Alain Passard, chef étoilé et patron du restaurant L’Arpège

Alain Passard

Il est des lieux où le temps semble s’arrêter, où les âmes se ressourcent sans que le cours de la vie ne les entraîne. Ainsi va l’Arpège, classé parmi les cinquante meilleurs restaurants mondiaux. Dans cette petite rue tranquille du septième arrondissement de Paris, la fête se prépare, pastel de goûts raffinés et de mélanges subtils, mais aussi aquarelles de saveurs d’antan. Humer l’air : vous entrez dans l’antre du plaisir…

Quand les légumes du potager glissent suavement sous les palais des gourmets…

20 heures. Le petit salon. Une cave aux voûtes centenaires, prémices de veloutés voluptueux. Apparition du Maître de cérémonie, Alain Passard, sans doute le plus chaleureux de tous les lauréats qui ont obtenu les trois étoiles au guide Michelin. Le corps enserré dans son grand tablier noir et loin des discours conventionnels, il ouvre grand les bras avant de vous demander les dernières nouvelles. Puis vous lance un tonitruant : « Allez, à table ! ». On sent la simplicité, l’authenticité, le sens de l’hospitalité, dans cette attitude toute de Carpe Diem. Nous montons l’escalier, antichambre du goût…

20h30. Décor sobre lambrissé de bois clair. Le chef orchestre. Après le salon au plafond voûté, la salle à manger aux murs incrustés de verreries Lalique. Mais le plus impressionnant, ce sont les accords. Car il s’agit bien d’une symphonie des sens et des sons liée à un sympathique éveil des papilles. Place aux défilés des saveurs…

De demi-heure en demi-heure, le temps passe et se perd dans le lointain. Vous flottez. Tout est divin. Alain est aux fourneaux à préparer les élixirs mais aussi dans la salle.
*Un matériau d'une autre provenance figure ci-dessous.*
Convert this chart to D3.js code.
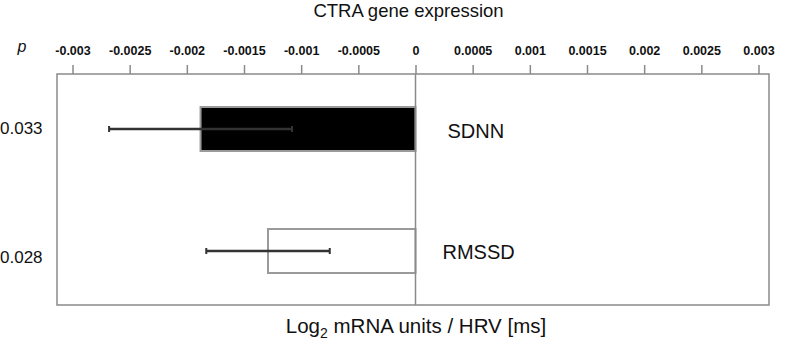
<!DOCTYPE html>
<html>
<head>
<meta charset="utf-8">
<script src="https://cdn.jsdelivr.net/npm/d3@7"></script>
<style>
  body { margin: 0; background: #fff; }
  text { font-family: "Liberation Sans", Arial, sans-serif; fill: #111; }
</style>
</head>
<body>
<div id="chart"></div>
<script>
// data
var measures = ["SDNN", "RMSSD"];
var pValues = ["0.033", "0.028"];
var estimates = [-0.00188, -0.00129];
var errors = [0.0008, 0.00054];
var fills = ["#000", "#fff"];
var tickValues = [-0.003, -0.0025, -0.002, -0.0015, -0.001, -0.0005, 0,
                  0.0005, 0.001, 0.0015, 0.002, 0.0025, 0.003];

var width = 787,
    height = 343,
    boxLeft = 57, boxRight = 769, boxTop = 74, boxBottom = 305;

var svg = d3.select("#chart").append("svg")
    .attr("width", width)
    .attr("height", height);

var x = d3.scaleLinear()
    .domain([-0.003, 0.003])
    .range([72.5, 758.5]);

var y = d3.scalePoint()
    .domain(measures)
    .range([129, 251]);

var barH = 44;
var gray = "#8a8a8a";

// frame
svg.append("rect")
    .attr("x", boxLeft).attr("y", boxTop)
    .attr("width", boxRight - boxLeft).attr("height", boxBottom - boxTop)
    .attr("fill", "none").attr("stroke", gray).attr("stroke-width", 1.5);

// top axis
var axis = d3.axisTop(x)
    .tickValues(tickValues)
    .tickSize(9)
    .tickPadding(10)
    .tickFormat(function(d) { return d === 0 ? "0" : String(+d.toFixed(4)); });

var ax = svg.append("g")
    .attr("transform", "translate(0," + boxTop + ")")
    .call(axis);
ax.select(".domain").remove();
ax.selectAll(".tick line").attr("stroke", gray).attr("stroke-width", 1.5);
ax.selectAll(".tick text")
    .style("font-size", "12.5px")
    .style("font-weight", "bold")
    .attr("fill", "#222");

// bars
svg.selectAll("rect.bar")
    .data(measures)
  .enter().append("rect")
    .attr("class", "bar")
    .attr("x", function(d, i) { return x(estimates[i]); })
    .attr("y", function(d) { return y(d) - barH / 2; })
    .attr("width", function(d, i) { return x(0) - x(estimates[i]); })
    .attr("height", barH)
    .attr("fill", function(d, i) { return fills[i]; })
    .attr("stroke", "#9a9a9a")
    .attr("stroke-width", 2);

// zero line
svg.append("line")
    .attr("x1", x(0)).attr("x2", x(0))
    .attr("y1", boxTop).attr("y2", boxBottom)
    .attr("stroke", gray).attr("stroke-width", 1.5);

// error bars
var eb = svg.selectAll("g.err")
    .data(measures)
  .enter().append("g")
    .attr("class", "err");
eb.append("line")
    .attr("x1", function(d, i) { return x(estimates[i] - errors[i]); })
    .attr("x2", function(d, i) { return x(estimates[i] + errors[i]); })
    .attr("y1", function(d) { return y(d); })
    .attr("y2", function(d) { return y(d); })
    .attr("stroke", "#333").attr("stroke-width", 2.5);
[-1, 1].forEach(function(s) {
  eb.append("line")
      .attr("x1", function(d, i) { return x(estimates[i] + s * errors[i]); })
      .attr("x2", function(d, i) { return x(estimates[i] + s * errors[i]); })
      .attr("y1", function(d) { return y(d) - 3; })
      .attr("y2", function(d) { return y(d) + 3; })
      .attr("stroke", "#333").attr("stroke-width", 2);
});

// measure labels
svg.selectAll("text.lab")
    .data(measures)
  .enter().append("text")
    .attr("class", "lab")
    .attr("x", function(d, i) { return x(0) + (i === 0 ? 32 : 27); })
    .attr("y", function(d, i) { return y(d) + (i === 0 ? 2 : 1); })
    .attr("dy", "0.35em")
    .style("font-size", "20px")
    .text(function(d) { return d; });

// p values
svg.append("text")
    .attr("x", 22).attr("y", 52)
    .attr("text-anchor", "middle")
    .style("font-size", "16px")
    .style("font-style", "italic")
    .text("p");

svg.selectAll("text.pv")
    .data(pValues)
  .enter().append("text")
    .attr("class", "pv")
    .attr("x", 0)
    .attr("y", function(d, i) { return y(measures[i]) + (i === 0 ? -1 : 6); })
    .attr("dy", "0.35em")
    .style("font-size", "17px")
    .text(function(d) { return d; });

// titles
svg.append("text")
    .attr("x", 408.5).attr("y", 17)
    .attr("text-anchor", "middle")
    .style("font-size", "18.5px")
    .text("CTRA gene expression");

var xt = svg.append("text")
    .attr("x", 416).attr("y", 333)
    .attr("text-anchor", "middle")
    .style("font-size", "20.5px");
xt.append("tspan").text("Log");
xt.append("tspan").attr("dy", "5").style("font-size", "14px").text("2");
xt.append("tspan").attr("dy", "-5").text(" mRNA units / HRV [ms]");
</script>
</body>
</html>
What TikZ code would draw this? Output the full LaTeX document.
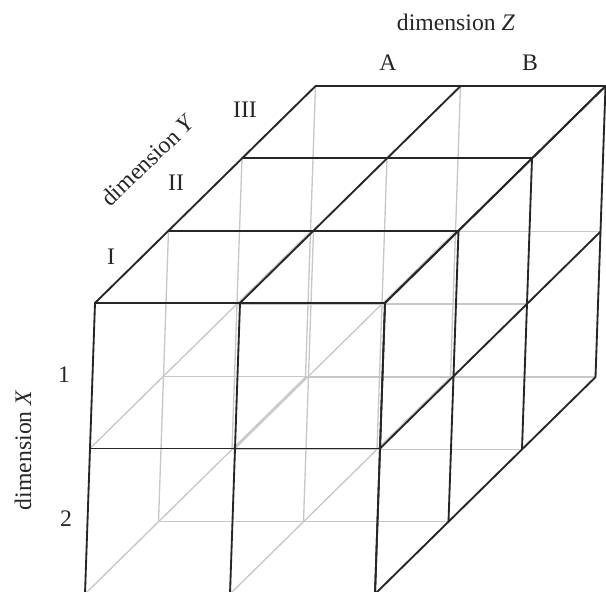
\documentclass[tikz,border=0pt]{standalone}
\usepackage{fontspec}
\setmainfont{Liberation Serif}
\usepackage{tikz}
\usetikzlibrary{positioning}

\begin{document}
\begin{tikzpicture}[
  font=\fontsize{13.5}{16}\selectfont,
  edge/.style  ={draw=black!85, line width=1.05pt, line cap=round},
  hidden/.style={draw=black!22, line width=0.75pt},
  lbl/.style   ={inner sep=0pt, text=black!85}
  ]

  \useasboundingbox (0,0) rectangle (12.12,-11.82);
  \clip (0,0) rectangle (12.12,-11.82);

  % cells: x = dimension Z, y = dimension Y, z = dimension X
  \begin{scope}[shift={(1.90,-6.06)}, x={(2.90cm,0cm)}, y={(1.47cm,1.446cm)}, z={(-0.10cm,-2.91cm)}]
    % hidden lattice
    \foreach \b in {0,...,3} \foreach \c in {0,1,2} \draw[hidden] (0,\b,\c) -- (2,\b,\c);
    \foreach \a in {0,1,2} \foreach \c in {0,1,2} \draw[hidden] (\a,0,\c) -- (\a,3,\c);
    \foreach \a in {0,1,2} \foreach \b in {0,...,3} \draw[hidden] (\a,\b,0) -- (\a,\b,2);

    % top face
    \foreach \b in {0,...,3} \draw[edge] (0,\b,0) -- (2,\b,0);
    \foreach \a in {0,1,2} \draw[edge] (\a,0,0) -- (\a,3,0);
    % front face
    \foreach \c in {0,1,2} \draw[edge] (0,0,\c) -- (2,0,\c);
    \foreach \a in {0,1,2} \draw[edge] (\a,0,0) -- (\a,0,2);
    % right face
    \foreach \b in {0,...,3} \draw[edge] (2,\b,0) -- (2,\b,2);
    \foreach \c in {0,1,2} \draw[edge] (2,0,\c) -- (2,3,\c);
  \end{scope}

  % labels
  \node[lbl] (dimz) at (9.12,-0.44) {dimension \textit{Z}};
  \node[lbl] (za) at (7.76,-1.26) {A};
  \node[lbl] (zb) at (10.60,-1.26) {B};

  \node[lbl, rotate=44] (dimy) at (2.96,-3.20) {dimension \textit{Y}};
  \node[lbl] (yi)   at (2.22,-5.14) {I};
  \node[lbl] (yii)  at (3.52,-3.66) {II};
  \node[lbl] (yiii) at (4.90,-2.20) {III};

  \node[lbl, rotate=90] (dimx) at (0.46,-9.00) {dimension \textit{X}};
  \node[lbl] (x1) at (1.28,-7.50) {1};
  \node[lbl] (x2) at (1.32,-10.38) {2};

\end{tikzpicture}
\end{document}
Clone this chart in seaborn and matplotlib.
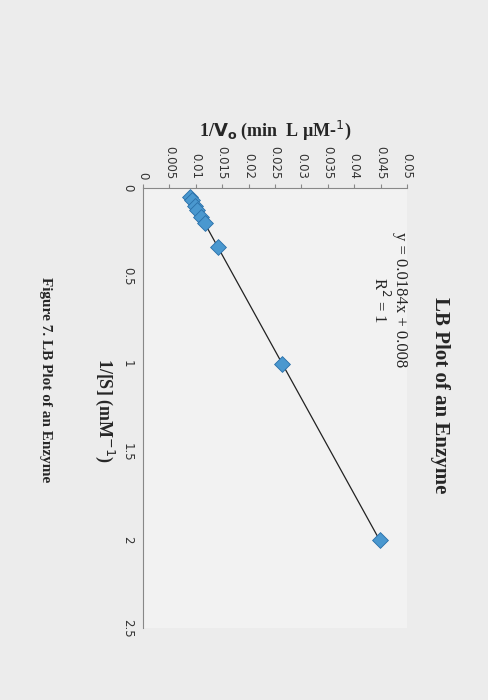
import matplotlib
matplotlib.use("Agg")
import matplotlib.pyplot as plt
import seaborn as sns
import numpy as np
import pandas as pd

inv_s = [0.05, 0.0667, 0.1, 0.125, 0.1667, 0.2, 0.3333, 1.0, 2.0]
inv_v = [0.00892, 0.00923, 0.00984, 0.0103, 0.01107, 0.01168, 0.01413, 0.0264, 0.0448]
slope, intercept = 0.0184, 0.008
x_ticks = [0, 0.5, 1, 1.5, 2, 2.5]
y_ticks = [0, 0.005, 0.01, 0.015, 0.02, 0.025, 0.03, 0.035, 0.04, 0.045, 0.05]

sns.set_style("white")
W, H = 489, 700
fig = plt.figure(figsize=(W/100, H/100), dpi=100, facecolor="#ececec")
ax = fig.add_axes([143/W, 1-628/H, (407-143)/W, (628-188)/H])
ax.set_facecolor("#f2f2f2")

df = pd.DataFrame({"s": inv_s, "v": inv_v})
line_s = np.array([inv_s[0], inv_s[-1]])
ax.plot(slope*line_s+intercept, line_s, color="#222222", lw=0.9, zorder=2)
sns.scatterplot(data=df, x="v", y="s", marker="D", s=65, color="#4a98cf",
                edgecolor="#2a6fa8", linewidth=0.6, ax=ax, zorder=3)

ax.set_xlim(0, 0.05)
ax.set_ylim(2.5, 0)
ax.set_xticks(y_ticks)
ax.set_xticklabels([f"{t:g}" for t in y_ticks], rotation=-90, fontsize=8.5, color="#333333")
ax.set_yticks(x_ticks)
ax.set_yticklabels([f"{t:g}" for t in x_ticks], rotation=-90, fontsize=8.5, color="#333333", va="center")
ax.xaxis.tick_top()
ax.tick_params(axis="both", length=3, color="#888888", direction="out")
for sp in ["right", "bottom"]:
    ax.spines[sp].set_visible(False)
for sp in ["top", "left"]:
    ax.spines[sp].set_color("#888888")
ax.set_xlabel(""); ax.set_ylabel("")

serif = "Liberation Serif"
fig.text(440/W, 1-395/H, "LB Plot of an Enzyme", rotation=-90, fontsize=15,
         fontweight="bold", family=serif, ha="center", va="center")
fig.text(400/W, 1-300/H, "y = 0.0184x + 0.008", rotation=-90, fontsize=12,
         family=serif, ha="center", va="center")
fig.text(380/W, 1-300/H, "R$^2$ = 1", rotation=-90, fontsize=12,
         family=serif, ha="center", va="center")
fig.text(275/W, 1-130/H, "1/$\\mathbf{V_{o}}$ (min  L µM-$^1$)", fontsize=13,
         fontweight="bold", family=serif, ha="center", va="center")
fig.text(105/W, 1-410/H, "1/[S] (mM$^{-1}$)", rotation=-90, fontsize=13,
         fontweight="bold", family=serif, ha="center", va="center")
fig.text(45/W, 1-380/H, "Figure 7. LB Plot of an Enzyme", rotation=-90, fontsize=11,
         fontweight="bold", family=serif, ha="center", va="center")

fig.savefig("out.png", dpi=100, facecolor=fig.get_facecolor())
Il s’arrête un moment avec vous pour faire un brin de causette, passe à la table voisine, observe du coin de l’œil que l’harmonie règne toujours, et repart en cuisine. Tout se déroule dans la plus parfaite convivialité… Et les légumes du potager au goût d’antan glissent sous les palais des gourmets…

 

L’Arlequin, la tarte aux fleurs : toute une palette de couleurs

Il faut s’appeler Passard pour oser repenser les classiques culinaires. En digne ambassadeur de la cuisine créative, il réinvente les mets au gré de sa fantaisie mais toujours, le légume est roi. Le petit plat « Arlequin » pétille de vitalité car les légumes, en provenance du potager de la Sarthe, religieusement cultivés, étalent leurs mille couleurs, saupoudrés de graines de couscous. Inversion des données. Il y a aussi, à L’Arpège, du château de sable de notre enfance, quand Alain vous apporte la betterave au sel gris de Guérande, majestueuse croûte qui recèle le trésor du goût, soigneusement enfermé comme dans une boîte de Pandore. L’artisan des formes redevient artiste, le temps d’un face à face avec un énorme quart de Comté d’une quarantaine d’années d’affinage, posé tel une brique sur une tranche de chêne centenaire. Roulement de tambour. Après la gratinée d’oignons servie pour rafraîchir les papilles, le Carpaccio de céleri rave, les sushis de légumes, la tarte aux pommes « bouquet de roses » et son caramel au beurre salé, les macarons de racines de persil redonnent un nom à ces mignardises exquises. J’oublie la fleur d’Hibiscus de l’échappé de canard et le poivre de Malaisie. Mais n’est-ce pas le but de la soirée : oublier ? Les recettes du chef ne se révèlent que dans l’instant. En compensation, une sorte de magie opère. Vous n’oublierez jamais que vous avez passé un moment divin.

 

Ce portrait de dirigeant dont Clothilde Monat est l’auteur, a été publié en février 2010.